Composition vs data orientation

Even though composition can be pleasing, as one does not need to make the final decision what a component is, it can introduce some potential memory/data/performance penalties.

The first one is an additional reference jump. After all if Cat and LaserGunShooter are reference types, they are allocated on the heap and accessing a _cat or the other field requires following a pointer/reference to another memory region. Sometimes, it might introduce an overhead.

If Cat and LaserGunShooter are reference types, then their instances will have an object header. An object header is an additional payload added to each object that is of a reference type. It contains information about the object type and a few more items. It can be thought of as a few additional hidden fields that are added to every single class that is declared out there.

Now, you could say that Cat and LaserGunShooter could be defined as struct. The struct does not have any of the two disadvantages mentioned above. It requires no additional jump, because it's stored where it is. Also, it has no object header, it has this value semantics.

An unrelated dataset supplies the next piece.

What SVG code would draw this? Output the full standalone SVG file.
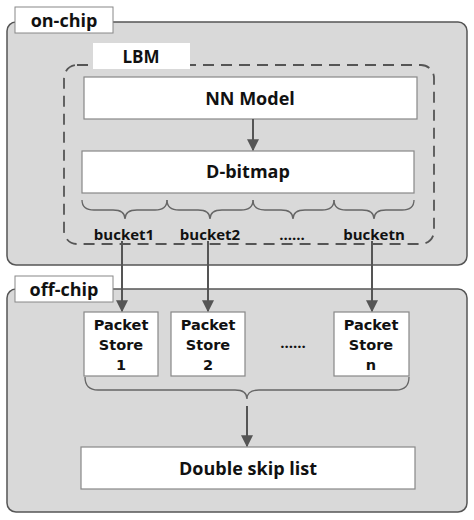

This approach of turning components into structures is quite common when you work with codebase that requires robust performance. They can be embedded in others without any overhead. This is not always possible though.

Togetherness with other constructs

One of the common tasks that you can tackle, when working with some low level types, is interacting with them and passing an additional context. Let's consider an example of TaskCompletionSource<T>. TaskCompletionSource<T> is a class providing a capability of managing a lifecycle of a Task<T>. If you want to have a possibility to create a Task<T> that later can be cancelled or have it state set, this is the way to go.

var tcs = new TaskCompletionSource<int> ();
return tcs.Task;

// later, when the output is known
tcs.SetResult(5);

// or if it should throw an exception
tcs.SetCancelled(new Exception());

Now, if in a given scenario TaskCompletionSource<int> is used, it will require capturing it somewhere. Usually, it will require capturing some additional information as well. This can be done in many ways. One can use a Dictionary<TKey, TValue>, tuples or other approaches. Are there other approaches?

Derivation in data orientation for Durable Functions

One of the examples from my work for using derivation in data orientation are Durable Functions' events made twice as fast. In this PR, I introduced a change that instead of encapsulating TaskCompletionSource<T> or using an assisting data structure to capture additional context, it used the derivation for this.

private class EventTaskCompletionSource<T> : 
  TaskCompletionSource<T>,   // derive from tcs, no additional jumps needed, 1 object header instead of 2
  IEventTaskCompletionSource // slam an additional interface on top of it
{
  public Type EventType => typeof(T);

  // one additional field to construct a stack from TCSs objects 🤯
  public IEventTaskCompletionSource Next { get; set; }

  // this.TrySetResult as this is the task completion source!
  void IEventTaskCompletionSource.TrySetResult(object result) 
    => this.TrySetResult((T)result);
}

// A non-generic tcs interface.
private interface IEventTaskCompletionSource
{
  // The type of the event stored in the completion source.
  Type EventType { get; }

  // The next task completion source in the stack.
  IEventTaskCompletionSource Next { get; set; }

  // Tries to set the result on tcs.
  void TrySetResult(object result);
}

Effectively, there's one object here - an extended TaskCompletionSource<T> that can be added with any additional fields for making it work. It provides no additional memory overhead, as the completion source is an object on it own and embraces all the required properties and functionalities.

Summary

The derivation is often treated as the worst evil nowadays. When used properly, it help in building efficient solutions in regards to the data orientation. This can be done especially, when working with types that are already reference types and they almost work and require just a bit of additional data.